GDP Revised Down for First Quarter 2014, but Analysts Largely Unfazed

While a previous report painted a somewhat negative portrait of the US economy in the first quarter, the most recent data suggests that the reality was even worse. Real gross domestic product (GDP) for the US decreased at an annual rate of 2.9% in the first quarter of 2014 according to the Bureau of Economic Analysis' (BEA's) latest revision. The downward revision marks the first quarter of 2014 as the worst for the American economy since the recession ended in 2009.

A major driver of the broader GDP downward revision was a downward revision to consumer spending, primarily on services and specifically health care. Previously the BEA had estimated that health care spending had added 1.01 percentage points to the full GDP figure for the first quarter of this year, but revised it down so that it was actually reduced by 0.16 points. Many believe this reflects the changing nature of health care spending in the wake of the Affordable Care Act (ACA) taking effect as of the first day of 2014. The BEA's preliminary estimate suggested that health care spending was increasing, but now it appears that it did the opposite.

Although health care was the main culprit of the downward revision, elsewhere in the economy things weighed negatively, particularly a downward revision in exports combined with an upward revision of imports, squeezing the GDP to lower numbers from both sides. Corporate profits for Q1 of 2014 also declined by 9.1% at a quarterly rate, amounting to a whopping $198.3 billion drop, after increasing by 2.2% in the last quarter of 2013, putting further pressure on the economy in the beginning of the year.

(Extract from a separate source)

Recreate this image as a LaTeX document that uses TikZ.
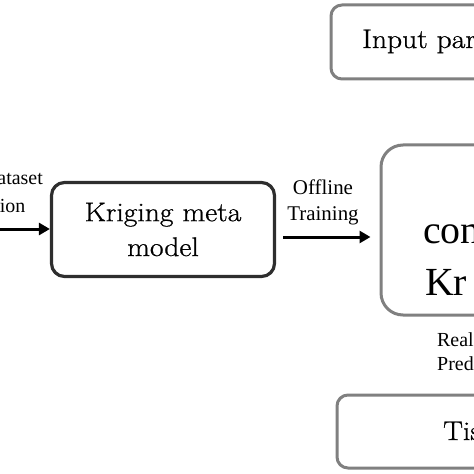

Despite the dramatic nature of the latest figures, economists appear to be taking the 2.9% negative growth rate in stride and still predict much higher growth for the second quarter, which ends next week. Led chiefly by the weather-related issues that dogged the economy in the first quarter, as reflected in the February Credit Managers' Index (CMI), many analysts wrote the sharp decline in GDP off as the result of a unique set of circumstances and noted that other indicators released in the first quarter, and more recently, continue to point toward stronger growth moving forward.